Some records
/---
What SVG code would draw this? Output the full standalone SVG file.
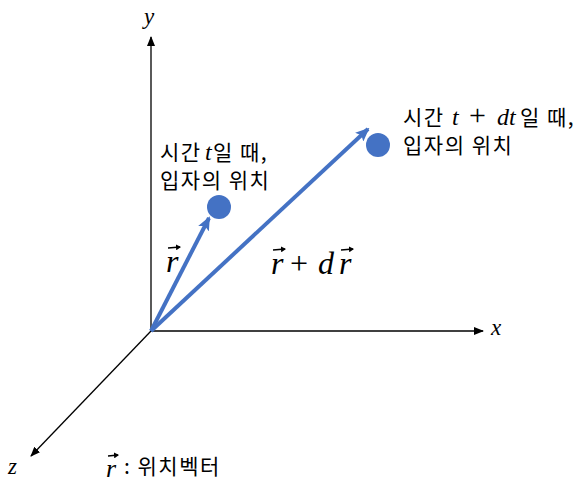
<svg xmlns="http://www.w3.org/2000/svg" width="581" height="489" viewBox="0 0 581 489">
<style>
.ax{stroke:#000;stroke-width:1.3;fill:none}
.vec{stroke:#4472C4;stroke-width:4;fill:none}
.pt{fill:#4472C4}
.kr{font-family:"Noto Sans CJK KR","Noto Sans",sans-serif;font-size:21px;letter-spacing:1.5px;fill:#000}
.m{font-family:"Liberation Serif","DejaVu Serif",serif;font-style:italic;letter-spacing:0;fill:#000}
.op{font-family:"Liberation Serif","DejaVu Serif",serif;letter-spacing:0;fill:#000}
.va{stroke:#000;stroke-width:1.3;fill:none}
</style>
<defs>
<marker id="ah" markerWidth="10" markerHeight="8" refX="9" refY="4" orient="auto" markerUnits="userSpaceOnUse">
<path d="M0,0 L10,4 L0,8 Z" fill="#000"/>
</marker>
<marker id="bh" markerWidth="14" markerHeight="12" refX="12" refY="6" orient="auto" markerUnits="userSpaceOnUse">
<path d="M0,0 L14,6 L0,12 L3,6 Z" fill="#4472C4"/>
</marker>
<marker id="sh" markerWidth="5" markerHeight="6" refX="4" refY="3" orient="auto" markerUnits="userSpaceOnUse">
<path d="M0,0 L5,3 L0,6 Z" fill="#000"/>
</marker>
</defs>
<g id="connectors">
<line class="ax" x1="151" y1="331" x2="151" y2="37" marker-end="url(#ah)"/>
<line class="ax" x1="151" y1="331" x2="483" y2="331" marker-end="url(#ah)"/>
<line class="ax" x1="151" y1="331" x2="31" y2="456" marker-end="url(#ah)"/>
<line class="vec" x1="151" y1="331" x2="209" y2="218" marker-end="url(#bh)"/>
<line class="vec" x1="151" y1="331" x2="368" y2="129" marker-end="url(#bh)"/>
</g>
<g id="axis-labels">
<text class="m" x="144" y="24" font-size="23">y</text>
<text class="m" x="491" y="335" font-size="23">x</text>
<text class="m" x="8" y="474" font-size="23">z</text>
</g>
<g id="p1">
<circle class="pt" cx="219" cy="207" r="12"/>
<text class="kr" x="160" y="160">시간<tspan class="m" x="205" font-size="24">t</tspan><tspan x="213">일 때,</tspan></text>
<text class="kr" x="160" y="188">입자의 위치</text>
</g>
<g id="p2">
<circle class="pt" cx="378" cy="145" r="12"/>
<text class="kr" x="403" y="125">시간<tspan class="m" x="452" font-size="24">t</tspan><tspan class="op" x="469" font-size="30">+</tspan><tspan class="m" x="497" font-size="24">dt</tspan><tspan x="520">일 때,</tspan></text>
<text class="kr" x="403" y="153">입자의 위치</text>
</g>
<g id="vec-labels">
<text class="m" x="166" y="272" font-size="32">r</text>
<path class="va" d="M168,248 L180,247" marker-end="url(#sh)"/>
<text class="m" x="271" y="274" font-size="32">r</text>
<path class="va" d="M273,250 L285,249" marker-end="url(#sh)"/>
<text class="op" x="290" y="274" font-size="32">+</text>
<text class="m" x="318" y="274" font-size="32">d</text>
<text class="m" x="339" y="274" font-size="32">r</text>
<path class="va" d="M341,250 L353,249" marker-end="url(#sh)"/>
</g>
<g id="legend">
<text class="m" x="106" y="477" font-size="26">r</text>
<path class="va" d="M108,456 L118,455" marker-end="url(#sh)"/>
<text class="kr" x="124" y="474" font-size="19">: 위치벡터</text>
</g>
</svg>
\---
/---
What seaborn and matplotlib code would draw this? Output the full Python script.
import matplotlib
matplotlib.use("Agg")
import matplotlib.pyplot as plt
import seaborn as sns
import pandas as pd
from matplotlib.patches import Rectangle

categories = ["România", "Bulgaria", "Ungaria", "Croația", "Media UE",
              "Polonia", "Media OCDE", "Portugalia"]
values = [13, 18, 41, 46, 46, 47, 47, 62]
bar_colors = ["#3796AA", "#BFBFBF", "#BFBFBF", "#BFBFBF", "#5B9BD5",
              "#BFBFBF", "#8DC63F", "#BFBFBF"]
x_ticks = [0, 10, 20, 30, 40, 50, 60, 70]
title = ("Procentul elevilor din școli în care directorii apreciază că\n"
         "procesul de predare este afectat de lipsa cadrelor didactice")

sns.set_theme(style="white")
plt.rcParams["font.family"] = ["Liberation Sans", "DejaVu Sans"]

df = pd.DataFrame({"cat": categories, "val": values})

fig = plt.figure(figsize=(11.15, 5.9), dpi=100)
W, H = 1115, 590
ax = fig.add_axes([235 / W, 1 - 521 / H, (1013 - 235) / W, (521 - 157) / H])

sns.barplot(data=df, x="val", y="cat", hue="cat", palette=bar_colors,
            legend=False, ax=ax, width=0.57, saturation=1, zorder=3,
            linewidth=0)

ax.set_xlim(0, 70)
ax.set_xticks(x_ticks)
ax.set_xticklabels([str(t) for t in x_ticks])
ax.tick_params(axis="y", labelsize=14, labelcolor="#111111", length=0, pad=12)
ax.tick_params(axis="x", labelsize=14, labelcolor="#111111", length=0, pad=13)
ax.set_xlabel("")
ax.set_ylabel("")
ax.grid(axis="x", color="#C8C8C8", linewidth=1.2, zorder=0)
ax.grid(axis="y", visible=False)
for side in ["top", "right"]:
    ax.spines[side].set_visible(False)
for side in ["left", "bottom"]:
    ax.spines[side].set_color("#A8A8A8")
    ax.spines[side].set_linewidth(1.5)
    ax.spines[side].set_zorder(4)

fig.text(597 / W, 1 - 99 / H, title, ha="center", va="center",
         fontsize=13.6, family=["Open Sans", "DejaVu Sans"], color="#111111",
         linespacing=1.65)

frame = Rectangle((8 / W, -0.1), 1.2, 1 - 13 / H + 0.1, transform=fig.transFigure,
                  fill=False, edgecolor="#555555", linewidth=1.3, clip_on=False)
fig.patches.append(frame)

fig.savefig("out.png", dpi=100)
\---
> [WHAT THIS TASK INVOLVES]: In the entries above, find each line with the string "code" and copy it.

> [TASK SOLUTION]:
What SVG code would draw this? Output the full standalone SVG file.
What seaborn and matplotlib code would draw this? Output the full Python script.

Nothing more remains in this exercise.